Are Religious People Happier?

by jp1692 45 Replies latest members private

  • jp1692

    Not too long ago a friend and I were discussing various aspects of our recovery from being in and leaving the JW cult.

    As part of that discussion, he asked me a question that I had wondered about several years before (while I was still a kool-aid drinking elder), but had dismissed it because it caused me too much cognitive dissonance. I had seen an article in a magazine (I think it was New Yorker, but can't be sure) that claimed that religious people were happier than those that were not. This was, of course, very confusing to me at the time because I found it hard to believe that people that were in "false religions" could be happier than us. You remember: "We're Jehovah's Witnesses," and we are "the happiest people on earth!"

    So I left it alone for a while, because it just didn't compute. It couldn't compute while I was still trying to believe WT theology.

    Fast forward to the present ... when my friend brought the subject up more recently ... and I was not only ready, but actually eager to consider and discuss the subject, this time at some depth.

    The question is this:

    Are Religious People Happier?

    Since my friend and I had the discussion I have done quiet a bit of research, contemplation and self-reflection on the subject. For those that are interested, I am linking an essay which I have written on the subject:

    Although I would appreciate any and all that read my essay--and I welcome your comments, feedback and suggestions, don't feel like you have to read my essay to post on this thread. I'm just curious to hear your thoughts on the subject. That alone would make me happy.


  • scratchme1010

    Thank you. I scanned through the essay, read a few portions, but plan to read it completely later. Seems like a very interesting topic an essay.

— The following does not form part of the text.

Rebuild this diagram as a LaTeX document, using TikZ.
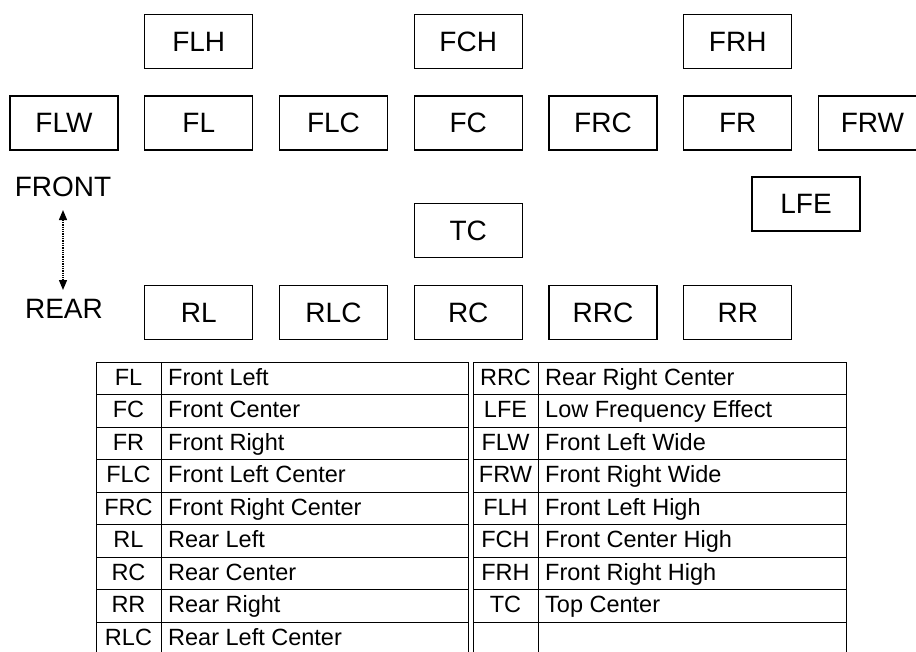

    Did you include anything on people who are not really happy or that feel forced to give the appearance of being happy? I read a book on spiritual abuse and one of the signs of misuse and abuse of spirituality and religion is showing a glazed happy face to the world. it'l,be interesting to explore that angle too (maybe to give more context to people who have a more genuine sense of joy).

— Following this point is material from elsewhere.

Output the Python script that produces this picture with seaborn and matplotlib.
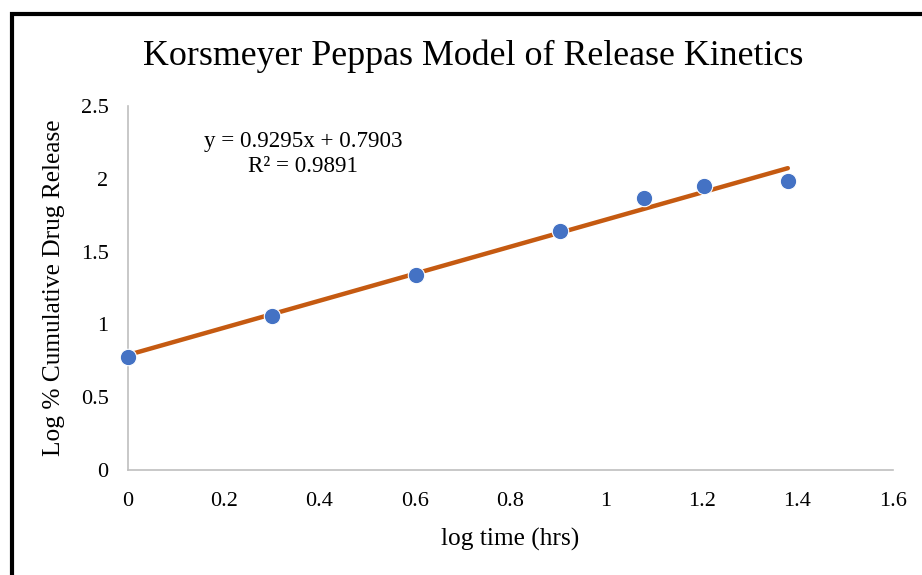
import numpy as np
import pandas as pd
import matplotlib
matplotlib.use("Agg")
import matplotlib.pyplot as plt
from matplotlib.patches import Rectangle
import seaborn as sns

# Data
log_time = [0.0, 0.301, 0.602, 0.903, 1.079, 1.204, 1.380]
log_release = [0.776, 1.058, 1.339, 1.641, 1.868, 1.951, 1.987]
slope = 0.9295
intercept = 0.7903
r_squared = 0.9891
x_ticks = [0, 0.2, 0.4, 0.6, 0.8, 1.0, 1.2, 1.4, 1.6]
x_tick_labels = ["0", "0.2", "0.4", "0.6", "0.8", "1", "1.2", "1.4", "1.6"]
y_ticks = [0, 0.5, 1.0, 1.5, 2.0, 2.5]
y_tick_labels = ["0", "0.5", "1", "1.5", "2", "2.5"]

sns.set_theme(style="white")
plt.rcParams['font.family'] = ['Liberation Serif', 'DejaVu Serif']
plt.rcParams['text.color'] = 'black'
plt.rcParams['axes.labelcolor'] = 'black'

W, H = 922, 575
fig = plt.figure(figsize=(W / 100, H / 100), dpi=100)
ax = fig.add_axes([128 / W, 1 - 470 / H, (893 - 128) / W, (470 - 106) / H])

df = pd.DataFrame({"x": log_time, "y": log_release})
trend_x = np.array([min(log_time), max(log_time)])
trend = pd.DataFrame({"x": trend_x, "y": slope * trend_x + intercept})

sns.lineplot(data=trend, x="x", y="y", ax=ax, color="#C55A11", lw=3.2, zorder=2)
sns.scatterplot(data=df, x="x", y="y", ax=ax, color="#4472C4", s=140,
                edgecolor="white", linewidth=0.8, zorder=3, clip_on=False)

ax.set_xlim(0, 1.6)
ax.set_ylim(0, 2.5)
ax.set_xticks(x_ticks)
ax.set_xticklabels(x_tick_labels)
ax.set_yticks(y_ticks)
ax.set_yticklabels(y_tick_labels)
ax.tick_params(axis="both", labelsize=16, colors="black", length=0)
ax.tick_params(axis="x", pad=16)
ax.tick_params(axis="y", pad=14)
for s in ["top", "right"]:
    ax.spines[s].set_visible(False)
for s in ["left", "bottom"]:
    ax.spines[s].set_color("#BFBFBF")
    ax.spines[s].set_linewidth(1.2)
ax.grid(False)

ax.set_xlabel("log time (hrs)", fontsize=18.3, labelpad=12)
ax.set_ylabel("Log % Cumulative Drug Release", fontsize=18.3, labelpad=11)

fig.text(473 / W, 1 - 56 / H, "Korsmeyer Peppas Model of Release Kinetics",
         ha="center", va="center", fontsize=25.8)

ax.text(303 / W, 1 - 154 / H, f"y = {slope}x + {intercept}\nR² = {r_squared}",
        transform=fig.transFigure, ha="center", va="center", fontsize=16.6,
        linespacing=1.3)

fig.patches.append(Rectangle((11.5 / W, -0.2), 2, 1.2 - 13.5 / H,
                             transform=fig.transFigure, fill=False,
                             edgecolor="black", lw=3))

fig.savefig("out.png", dpi=100)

    Either way, thanks for sharing.

  • jp1692
    Scratch: Did you include anything on people who are not really happy or that feel forced to give the appearance of being happy?
    That's a great question!

    Although this was not the main focus of the essay, it is an important element.

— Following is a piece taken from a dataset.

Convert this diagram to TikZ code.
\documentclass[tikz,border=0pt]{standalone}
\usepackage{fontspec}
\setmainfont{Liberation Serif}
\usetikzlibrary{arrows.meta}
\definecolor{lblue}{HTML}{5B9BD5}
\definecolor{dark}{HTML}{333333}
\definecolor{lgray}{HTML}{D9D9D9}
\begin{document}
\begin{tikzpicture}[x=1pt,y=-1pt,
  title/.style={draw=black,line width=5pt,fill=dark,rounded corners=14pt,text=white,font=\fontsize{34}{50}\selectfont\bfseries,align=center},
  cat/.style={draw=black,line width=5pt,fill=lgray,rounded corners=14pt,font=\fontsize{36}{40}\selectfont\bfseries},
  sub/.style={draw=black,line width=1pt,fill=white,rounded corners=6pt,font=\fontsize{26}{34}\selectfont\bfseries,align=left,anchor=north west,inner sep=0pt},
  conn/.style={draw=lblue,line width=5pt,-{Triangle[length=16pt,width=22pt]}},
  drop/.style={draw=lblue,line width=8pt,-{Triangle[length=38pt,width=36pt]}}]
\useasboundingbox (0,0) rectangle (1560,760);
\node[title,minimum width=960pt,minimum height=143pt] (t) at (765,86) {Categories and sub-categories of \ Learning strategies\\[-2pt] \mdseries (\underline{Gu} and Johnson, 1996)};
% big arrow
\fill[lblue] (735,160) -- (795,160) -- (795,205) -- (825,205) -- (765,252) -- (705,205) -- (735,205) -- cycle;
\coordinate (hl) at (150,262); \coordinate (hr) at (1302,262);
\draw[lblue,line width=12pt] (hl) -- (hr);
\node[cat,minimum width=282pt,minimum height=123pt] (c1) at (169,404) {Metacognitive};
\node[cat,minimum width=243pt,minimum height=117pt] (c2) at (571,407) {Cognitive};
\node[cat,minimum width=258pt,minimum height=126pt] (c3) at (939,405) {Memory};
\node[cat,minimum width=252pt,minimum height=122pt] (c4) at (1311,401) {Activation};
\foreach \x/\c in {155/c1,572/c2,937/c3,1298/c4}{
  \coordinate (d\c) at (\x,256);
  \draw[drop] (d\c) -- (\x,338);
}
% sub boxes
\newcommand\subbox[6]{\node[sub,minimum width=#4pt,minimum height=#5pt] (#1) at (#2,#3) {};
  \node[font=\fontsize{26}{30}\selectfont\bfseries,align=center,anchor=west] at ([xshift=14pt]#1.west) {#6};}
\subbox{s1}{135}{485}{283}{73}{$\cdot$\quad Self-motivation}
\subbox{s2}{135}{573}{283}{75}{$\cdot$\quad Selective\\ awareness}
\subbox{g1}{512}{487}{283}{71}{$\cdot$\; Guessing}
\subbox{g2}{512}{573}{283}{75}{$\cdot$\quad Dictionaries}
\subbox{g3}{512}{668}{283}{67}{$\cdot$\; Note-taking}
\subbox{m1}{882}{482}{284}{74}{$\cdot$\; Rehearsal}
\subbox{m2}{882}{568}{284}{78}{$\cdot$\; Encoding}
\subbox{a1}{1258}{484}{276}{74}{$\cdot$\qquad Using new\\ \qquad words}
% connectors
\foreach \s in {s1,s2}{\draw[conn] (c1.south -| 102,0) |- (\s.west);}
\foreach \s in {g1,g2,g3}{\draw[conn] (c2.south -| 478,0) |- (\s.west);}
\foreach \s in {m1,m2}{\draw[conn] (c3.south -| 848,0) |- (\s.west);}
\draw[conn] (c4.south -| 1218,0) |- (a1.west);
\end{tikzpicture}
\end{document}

    I do address the issue of religious bias as an important thing to take into consideration when evaluating claims made by religious people regarding how happy they are. Besides the point that "happiness" is fairly subjective and difficult to measure scientifically, it also should be obvious that self-reported levels of “happiness” are always of questionable validity.

  • NewYork44M

    I don't know about "people," whoever they are. But I know I am much happier without religion. Having a religion as a chain around my neck was dreadful.

  • David_Jay

    I am a Jew, and I say "no." But those without aren't any happier either.

    Religion in and of itself does not guarantee an extra amount of happiness or bring any extra amount of sadness to anyone.

    Like anything else, joy and sadness can't come from things. Religion is no more or less an object than is money. Many religious people are miserable and make others miserable. I have been made very miserable by religious people. My people, the Jews, were made very miserable by Catholics during the Spanish Inquisition, for example. There you see religion causing great sadness and pain, suffering, torture, even death.

    Atheism can't make people happy either. It can make people sad. I am an adult survivor of child abuse, and my parents were secular Jews. They didn't believe in anything in particular. In their lack of belief in God they were miserable people who used drugs, were often drunk, slept around, argued with one another, and beat their child black and blue. It didn't bring them any freedom to have no religion in their life. One might argue they might have been worse off for it.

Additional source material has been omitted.